Importantly, the RAND study points out that the U.S. military would not have to supply all the weapons systems or military units needed for such an effort. Instead, the United States could link several strategically located partner nations – Indonesia, Malaysia, Japan, South Korea, Taiwan, the Philippines – in a regional ASM coalition, with U.S. assets playing a direct role where needed.

“Indonesia and Malaysia have robust arsenals of medium-range ASMs,” according to RAND, and could put at risk Chinese warships transiting the Strait of Malacca. Related, Singapore and the United States have a deepening security partnership, and the city-state sits strategically at the entrance of the strait. ASMs deployed in Taiwan, the Philippines and Japan (Okinawa) “could effectively cover all naval traffic south of Okinawa” as well as the Luzon Strait. ASMs deployed on the southern tip of South Korea and on Japan’s Kyushu island could deny Chinese warships freedom of movement further north.

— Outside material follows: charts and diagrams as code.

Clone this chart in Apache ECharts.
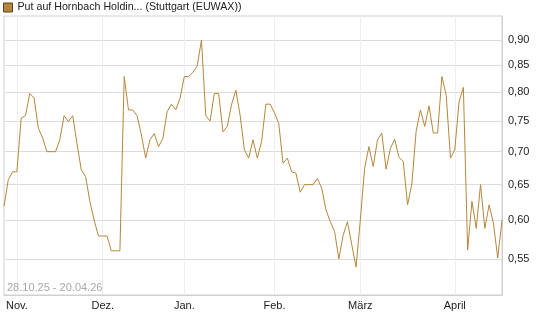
<!DOCTYPE html>
<html>
<head>
<meta charset="utf-8">
<script src="https://cdn.jsdelivr.net/npm/echarts@6/dist/echarts.min.js"></script>
<style>
  html, body { margin: 0; padding: 0; background: #fff; }
  #myChart { width: 545px; height: 327px; }
</style>
</head>
<body>
<div id="myChart"></div>
<script>
// Handelstage 29.10.25 - 20.04.26 (Wochenenden und Börsenfeiertage fehlen)
var startDate = '2025-10-29';
var endDate = '2026-04-20';
var holidays = ['2025-12-24', '2025-12-25', '2025-12-26', '2025-12-31', '2026-01-01', '2026-04-03', '2026-04-06'];

var monthNames = ['Jan.', 'Feb.', 'März', 'April', 'Mai', 'Juni', 'Juli', 'Aug.', 'Sep.', 'Okt.', 'Nov.', 'Dez.'];

var yTicks = [0.55, 0.60, 0.65, 0.70, 0.75, 0.80, 0.85, 0.90];

var seriesName = 'Put auf Hornbach Holdin... (Stuttgart (EUWAX))';
var rangeText = '28.10.25 - 20.04.26';

// Schlusskurse
var prices = [
    0.619, 0.657, 0.669, 0.669, 0.755, 0.759, 0.798, 0.790, 0.738, 0.722,
    0.700, 0.700, 0.700, 0.719, 0.759, 0.749, 0.759, 0.713, 0.672, 0.662,
    0.626, 0.600, 0.579, 0.579, 0.579, 0.560, 0.560, 0.560, 0.829, 0.769,
    0.769, 0.759, 0.727, 0.690, 0.719, 0.729, 0.708, 0.721, 0.766, 0.779,
    0.769, 0.789, 0.829, 0.829, 0.837, 0.849, 0.900, 0.759, 0.750, 0.798,
    0.798, 0.732, 0.741, 0.778, 0.804, 0.760, 0.703, 0.690, 0.719, 0.690,
    0.716, 0.779, 0.779, 0.764, 0.746, 0.682, 0.690, 0.669, 0.667, 0.639,
    0.650, 0.650, 0.650, 0.659, 0.645, 0.614, 0.598, 0.585, 0.550, 0.580,
    0.598, 0.568, 0.540, 0.600, 0.674, 0.708, 0.677, 0.719, 0.730, 0.673,
    0.705, 0.720, 0.691, 0.685, 0.621, 0.651, 0.733, 0.769, 0.741, 0.776,
    0.730, 0.730, 0.829, 0.795, 0.690, 0.703, 0.783, 0.809, 0.561, 0.626,
    0.589, 0.650, 0.589, 0.621, 0.596, 0.551, 0.600
];

function getDates() {
    var dates = [];
    var d = new Date(startDate + 'T12:00:00Z');
    var end = new Date(endDate + 'T12:00:00Z');
    while (d <= end) {
        var s = d.toISOString().slice(0, 10);
        var wd = d.getUTCDay();
        if (wd !== 0 && wd !== 6 && holidays.indexOf(s) < 0) {
            dates.push(s);
        }
        d.setUTCDate(d.getUTCDate() + 1);
    }
    return dates;
}

var dates = getDates();

// erster Handelstag eines Monats
function isMonthStart(index) {
    if (index === 0) return false;
    return dates[index].slice(5, 7) !== dates[index - 1].slice(5, 7);
}

var myChart = echarts.init(document.getElementById('myChart'));

var option = {
    animation: false,
    textStyle: { fontFamily: 'Liberation Sans, Arial, sans-serif' },
    title: {
        text: rangeText,
        left: 2,
        top: 277,
        textStyle: { fontSize: 11, fontWeight: 'normal', color: '#a8a8a8' }
    },
    legend: {
        left: 0,
        top: 1,
        icon: 'rect',
        itemWidth: 9,
        itemHeight: 9,
        itemGap: 5,
        padding: [1, 3],
        textStyle: { fontSize: 10.67, color: '#222' },
        itemStyle: { borderColor: '#5a4222', borderWidth: 1 },
        data: [seriesName]
    },
    grid: {
        left: 4,
        right: 43,
        top: 16,
        bottom: 32,
        show: true,
        borderColor: '#d0d0d0',
        borderWidth: 1
    },
    xAxis: {
        type: 'category',
        boundaryGap: false,
        data: dates,
        axisLine: { lineStyle: { color: '#d0d0d0' } },
        axisTick: { show: false },
        axisLabel: {
            interval: function (index) { return isMonthStart(index); },
            formatter: function (val) { return monthNames[parseInt(val.slice(5, 7), 10) - 1]; },
            color: '#222',
            fontSize: 11,
            margin: 5
        },
        splitLine: {
            show: true,
            interval: function (index) { return isMonthStart(index); },
            lineStyle: { color: '#eeeeee' }
        }
    },
    yAxis: {
        type: 'log',
        logBase: 10,
        position: 'right',
        min: 0.507,
        max: 0.95,
        axisLine: { show: true, lineStyle: { color: '#d0d0d0' } },
        axisTick: { show: false, customValues: yTicks },
        axisLabel: {
            customValues: yTicks,
            formatter: function (v) { return v.toFixed(2).replace('.', ','); },
            color: '#222',
            fontSize: 11,
            margin: 6
        },
        splitLine: { show: true, lineStyle: { color: '#dcdcdc' } }
    },
    series: [{
        name: seriesName,
        type: 'line',
        data: prices,
        symbol: 'none',
        color: '#b5863c',
        lineStyle: { width: 1, color: '#b5863c' }
    }]
};

myChart.setOption(option);
</script>
</body>
</html>
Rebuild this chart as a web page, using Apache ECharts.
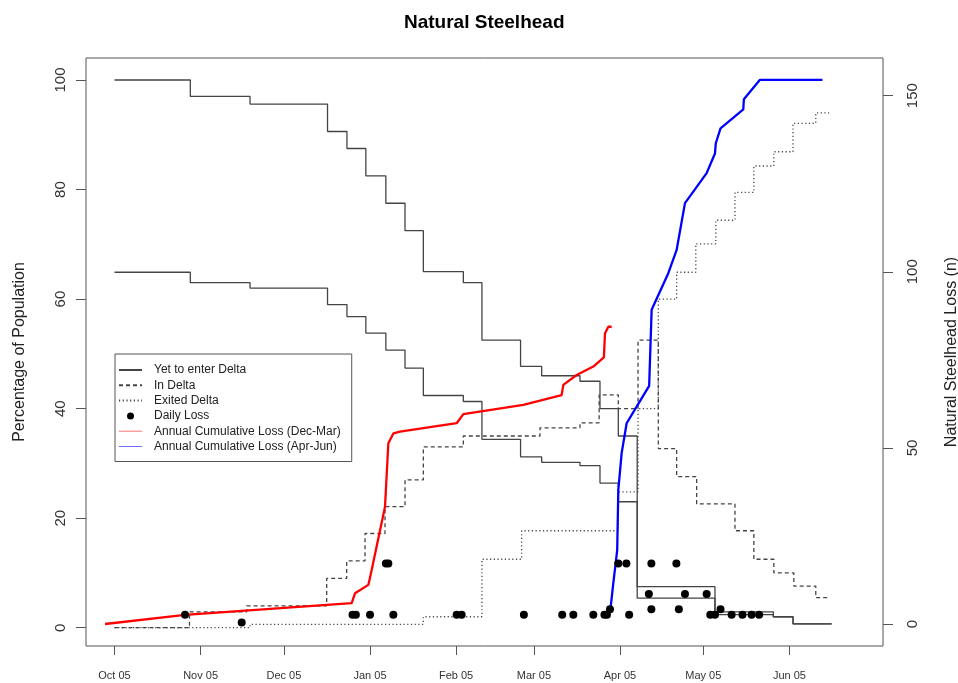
<!DOCTYPE html>
<html>
<head>
<meta charset="utf-8">
<script src="https://cdn.jsdelivr.net/npm/echarts@6/dist/echarts.min.js"></script>
<style>html,body{margin:0;padding:0;background:#fff;}#c{width:958px;height:683px;}</style>
</head>
<body>
<div id="c"></div>
<script>
// x values are days since 1 Oct 2005
const monthTicks = [0, 31, 61, 92, 123, 151, 182, 212, 243];
const monthLabels = ['Oct 05','Nov 05','Dec 05','Jan 05','Feb 05','Mar 05','Apr 05','May 05','Jun 05'];
const pctTicks = [0, 20, 40, 60, 80, 100];
const lossTicks = [0, 50, 100, 150];

// Yet to enter Delta (two step lines share these dates)
const yetDays = [0, 27.3, 48.8, 76.7, 83.7, 90.5, 97.7, 104.6, 111.2, 125.6, 132.3, 146.2, 153.8, 167.6, 174.8, 181.4, 188.2, 216.2, 237.2, 244.3, 258.2];
const yetA = [100, 97.0, 95.6, 90.6, 87.5, 82.5, 77.5, 72.5, 65.0, 63.0, 52.5, 47.7, 46.0, 45.0, 40.0, 35.0, 7.5, 2.9, 2.0, 0.7, 0.7];
const yetB = [64.9, 63.0, 62.0, 59.0, 56.8, 53.8, 50.7, 47.4, 42.4, 41.3, 34.4, 31.2, 30.2, 29.6, 26.4, 23.0, 5.4, 2.4, 2.0, 0.7, 0.7];

// In Delta
const inDays = [0, 27.0, 47.6, 76.4, 83.6, 90.2, 97.4, 104.6, 111.2, 125.6, 153.2, 167.6, 174.5, 181.4, 188.5, 195.8, 202.4, 209.6, 223.4, 230.2, 237.4, 244.6, 252.5, 257.3];
const inVals = [0, 2.9, 4.0, 9.0, 12.2, 17.2, 22.1, 27.0, 33.0, 35.0, 36.5, 37.4, 42.5, 40.0, 52.5, 32.7, 27.6, 22.6, 17.7, 12.5, 10.0, 7.6, 5.5, 5.5];

// Exited Delta
const exDays = [0, 48.8, 111.2, 132.3, 146.6, 181.4, 188.5, 195.8, 202.4, 209.3, 216.5, 223.4, 230.2, 237.4, 244.3, 252.5, 257.3];
const exVals = [0, 0.6, 2.0, 12.5, 17.7, 24.8, 40.0, 60.0, 64.9, 70.1, 74.4, 79.5, 84.3, 86.9, 92.1, 94.0, 94.0];

// Daily loss (n)
const lossDays = [25.4, 45.8, 85.7, 86.9, 92.0, 97.7, 98.6, 100.4, 123.2, 125.0, 147.4, 161.2, 165.2, 172.4, 176.4, 177.3, 178.4, 181.4, 184.3, 185.3, 192.4, 193.3, 193.3, 202.3, 203.2, 205.4, 213.2, 214.5, 216.2, 218.2, 222.2, 226.1, 229.4, 232.1];
const lossVals = [2.6, 0.4, 2.6, 2.6, 2.6, 17.2, 17.2, 2.6, 2.6, 2.6, 2.6, 2.6, 2.6, 2.6, 2.6, 2.6, 4.2, 17.2, 17.2, 2.6, 8.5, 4.2, 17.2, 17.2, 4.2, 8.5, 8.5, 2.6, 2.6, 4.2, 2.6, 2.6, 2.6, 2.6];

// Annual cumulative loss (Dec-Mar)
const decMarDays = [-3.4, 25.4, 85.4, 86.6, 91.4, 92.6, 97.4, 98.6, 100.4, 102.8, 123.2, 125.6, 147.2, 161.0, 161.6, 166.4, 172.4, 176.2, 176.6, 177.8, 179.0];
const decMarVals = [0, 2.6, 5.9, 8.7, 11.1, 15.3, 33.3, 51.3, 54.1, 54.6, 57.0, 59.6, 62.2, 65.0, 67.9, 70.7, 73.1, 75.7, 82.5, 84.4, 84.4];

// Annual cumulative loss (Apr-Jun)
const aprJunDays = [178.6, 179.6, 181.0, 181.4, 182.6, 184.4, 188.0, 192.5, 193.4, 199.4, 202.4, 205.4, 213.2, 216.2, 216.5, 218.2, 226.4, 226.6, 232.4, 254.9];
const aprJunVals = [4.5, 11.6, 21.0, 38.0, 48.5, 57.0, 61.7, 67.6, 89.2, 99.6, 106.2, 119.5, 128.0, 133.6, 136.5, 140.7, 146.1, 149.0, 154.5, 154.5];

const zip = (a, b) => a.map((v, i) => [v, b[i]]);
const FONT = '"Liberation Sans", Arial, sans-serif';
const labelMap = {};
monthTicks.forEach((d, i) => { labelMap[d] = monthLabels[i]; });

const LINE_COL = '#444';
const stepLine = (name, data, type) => ({
  name, type: 'line', data, step: 'end', symbol: 'none', showSymbol: false,
  xAxisIndex: 0, yAxisIndex: 0,
  lineStyle: { color: LINE_COL, width: 1.3, type },
  itemStyle: { color: LINE_COL },
  z: 2
});
const noSym = { color: 'rgba(0,0,0,0)', opacity: 0, borderWidth: 0 };

const chart = echarts.init(document.getElementById('c'), null, { renderer: 'canvas' });
chart.setOption({
  animation: false,
  backgroundColor: '#fff',
  title: {
    text: 'Natural Steelhead', left: 399, top: 8,
    textStyle: { fontFamily: FONT, fontWeight: 'bold', fontSize: 19, color: '#000' }
  },
  grid: { left: 86, right: 75, top: 58, bottom: 37, show: true, borderColor: '#555', borderWidth: 1,
          containLabel: false, outerBoundsMode: 'none' },
  legend: {
    orient: 'vertical', left: 115, top: 354,
    padding: [9, 11, 8, 3], itemGap: 1.3, itemWidth: 23, itemHeight: 7,
    borderColor: '#555', borderWidth: 1, backgroundColor: '#fff',
    textStyle: { fontFamily: FONT, fontSize: 12, color: '#222', lineHeight: 14, padding: [0, 0, 0, 7] },
    data: [
      { name: 'Yet to enter Delta', itemStyle: noSym },
      { name: 'In Delta', itemStyle: noSym },
      { name: 'Exited Delta', itemStyle: noSym },
      { name: 'Daily Loss', icon: 'circle', itemStyle: { color: '#000', opacity: 1 } },
      { name: 'Annual Cumulative Loss (Dec-Mar)', itemStyle: noSym, lineStyle: { width: 1, color: '#ff7070' } },
      { name: 'Annual Cumulative Loss (Apr-Jun)', itemStyle: noSym, lineStyle: { width: 1, color: '#7070ff' } }
    ],
    z: 10
  },
  xAxis: {
    type: 'value', min: -10.26, max: 276.7,
    axisLine: { show: false, onZero: false },
    splitLine: { show: false },
    axisTick: { show: true, length: 9, customValues: monthTicks, lineStyle: { color: '#555' } },
    axisLabel: { customValues: monthTicks, margin: 24, fontFamily: FONT, fontSize: 11, color: '#333',
      formatter: v => labelMap[v] || '' }
  },
  yAxis: [
    {
      type: 'value', position: 'left', min: -3.34, max: 104.02,
      name: 'Percentage of Population', nameLocation: 'middle', nameGap: 58, nameRotate: 90,
      nameTextStyle: { fontFamily: FONT, fontSize: 16, color: '#222' },
      axisLine: { show: false, onZero: false }, splitLine: { show: false },
      axisTick: { show: true, length: 10, customValues: pctTicks, lineStyle: { color: '#555' } },
      axisLabel: { customValues: pctTicks, rotate: 90, margin: 18, fontFamily: FONT, fontSize: 15, color: '#333' }
    },
    {
      type: 'value', position: 'right', min: -6.25, max: 160.7,
      name: 'Natural Steelhead Loss (n)', nameLocation: 'middle', nameGap: 61, nameRotate: 90,
      nameTextStyle: { fontFamily: FONT, fontSize: 16, color: '#222' },
      axisLine: { show: false, onZero: false }, splitLine: { show: false },
      axisTick: { show: true, length: 10, customValues: lossTicks, lineStyle: { color: '#555' } },
      axisLabel: { customValues: lossTicks, rotate: 90, margin: 22, fontFamily: FONT, fontSize: 15, color: '#333' }
    }
  ],
  series: [
    stepLine('Yet to enter Delta', zip(yetDays, yetA), 'solid'),
    stepLine('Yet to enter Delta', zip(yetDays, yetB), 'solid'),
    stepLine('In Delta', zip(inDays, inVals), [4, 3]),
    stepLine('Exited Delta', zip(exDays, exVals), [1.2, 2.5]),
    {
      name: 'Daily Loss', type: 'scatter', yAxisIndex: 1, data: zip(lossDays, lossVals),
      symbol: 'circle', symbolSize: 8, itemStyle: { color: '#000', opacity: 1 }, z: 4
    },
    {
      name: 'Annual Cumulative Loss (Dec-Mar)', type: 'line', yAxisIndex: 1, data: zip(decMarDays, decMarVals),
      symbol: 'none', showSymbol: false, lineStyle: { color: '#ff0000', width: 2.3 }, itemStyle: { color: '#ff0000' }, z: 3
    },
    {
      name: 'Annual Cumulative Loss (Apr-Jun)', type: 'line', yAxisIndex: 1, data: zip(aprJunDays, aprJunVals),
      symbol: 'none', showSymbol: false, lineStyle: { color: '#0000ff', width: 2.3 }, itemStyle: { color: '#0000ff' }, z: 3
    }
  ]
});
</script>
</body>
</html>
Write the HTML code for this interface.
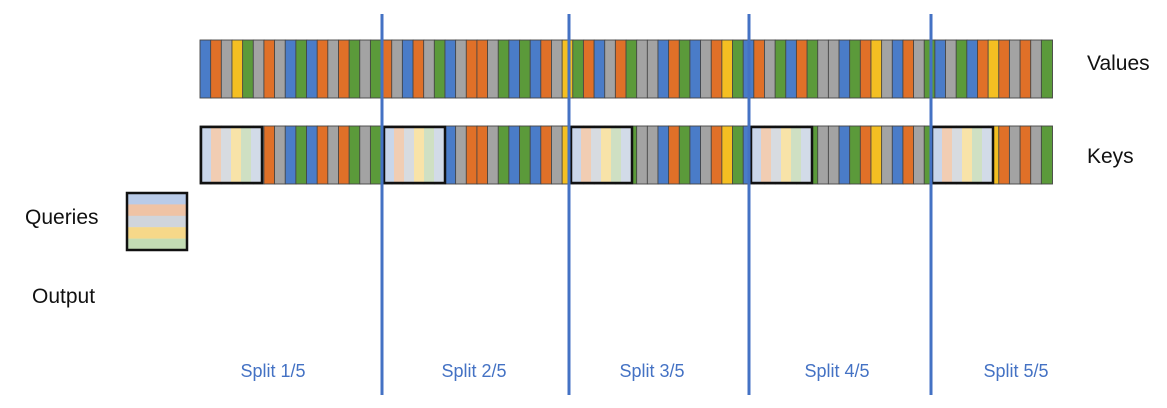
<!DOCTYPE html>
<html><head><style>
body{margin:0;width:1167px;height:408px;background:#fff;overflow:hidden;position:relative;font-family:"Liberation Sans",sans-serif}
.t{position:absolute;font-size:21px;color:#111}
.s{position:absolute;font-size:18px;color:#4472c4;top:361px;transform:translateX(-50%)}
</style></head><body>
<svg id="sv" width="1167" height="408" style="position:absolute;left:0;top:0"></svg>
<div class="t" style="left:1087px;top:52px">Values</div>
<div class="t" style="left:1087px;top:145px">Keys</div>
<div class="t" style="left:25px;top:206px">Queries</div>
<div class="t" style="left:32px;top:285px">Output</div>
<div class="s" style="left:273px">Split 1/5</div>
<div class="s" style="left:474px">Split 2/5</div>
<div class="s" style="left:652px">Split 3/5</div>
<div class="s" style="left:837px">Split 4/5</div>
<div class="s" style="left:1016px">Split 5/5</div>
<script>
var C={b:"#4a7cc8",o:"#e07028",g:"#a3a3a3",y:"#f4bf22",n:"#5b9a3a"};
var seq="bogyngogbnbogongnogbognbgoognbnbogynobgonggbonbgoynbognbonggbnoygbognbgnboyogognbgogb";
var x0=200,x1=1052,n=80,w=(x1-x0)/n,h="";
function bar(y,hh){for(var i=0;i<n;i++){var c=C[seq[i%seq.length]];h+='<rect x="'+(x0+i*w)+'" y="'+y+'" width="'+(w+0.5)+'" height="'+hh+'" fill="'+c+'" stroke="#444" stroke-width="0.9"/>';}}
bar(40,58);bar(126,58);
var pc=["#c9d6ea","#f1cdb3","#d7dbe0","#f8e3a8","#cfe0c3","#d2dbe8"];
var kx=[201,384,571,751,932];
kx.forEach(function(k){for(var j=0;j<6;j++)h+='<rect x="'+(k+j*10)+'" y="127" width="10.5" height="56" fill="'+pc[j]+'"/>';h+='<rect x="'+k+'" y="127" width="61" height="56" fill="none" stroke="#111" stroke-width="2.5"/>';});
var qc=["#b9cbe8","#efc3a5","#d0d5dc","#f6d889","#c3dcb4"];
for(var j=0;j<5;j++)h+='<rect x="127" y="'+(193+j*11.4)+'" width="60" height="11.6" fill="'+qc[j]+'"/>';
h+='<rect x="127" y="193" width="60" height="57" fill="none" stroke="#111" stroke-width="2.5"/>';
[382,569,749,931].forEach(function(v){h+='<rect x="'+(v-1.5)+'" y="14" width="3" height="381" fill="#4472c4"/>';});
document.getElementById("sv").innerHTML=h;
</script>
</body></html>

In those instances where U.S. assets are directly deployed, PACOM commander Adm. Harry Harris (former commander of Indo-Pacific Command and future ambassador to South Korea) wants Navy, Army, Marine and Air Force unit commanders to “be able to create effects from any single domain to targets in every other domain.” A mix of Army artillery, rocket systems, air-defense systems and THAAD batteries, Navy Aegis Ashore batteries, and surface-to-surface ASMs manned by rapid-deployment Marine units would remind Beijing that two can play the A2AD game.

Indeed, such a strategy would “vastly expand the set of military problems that the People’s Liberation Army would face should it consider initiating a conflict with its neighbors or U.S. partner nations,” RAND concludes.

Another option: Washington could increase the quantity and quality of arms shipments flowing to Japan and Taiwan.

Washington could send Taiwan upconverted F-16Vs and/or top-of-the-line F-35s, anti-aircraft and anti-missile assets, and anti-ship systems to underscore America’s commitment to the sovereignty of the island democracy. Likewise, Washington could move forward with plans to share an F-22 variant with Japan and encourage Tokyo to convert its “helicopter carriers” into full-fledged aircraft carriers simply by deploying vertical-takeoff F-35Bs on the massive ships.

Not only would these policy initiatives remind Beijing of the cards Washington holds; they could go a long way toward deterring Beijing from reincorporating Taiwan by force or seizing Japanese islands by stealth.

Finally, Washington could and should use the bully pulpit to keep Beijing off balance. As Reagan argued, “a little less détente ... and more encouragement to the dissenters might be worth a lot of armored divisions.”

Today, that means highlighting Beijing’s contempt for human rights by offering a White House platform to the regime’s enemies – journalists, the underground church, Tibetan independence advocates, China’s second-class rural citizens, laogai survivors, Charter 08 signatories, political dissidents, families victimized by the one-child policy.

Beijing is acutely sensitive to these issues and has no answer to them, except systemic political reform, which would be in America’s – and Asia’s – interest.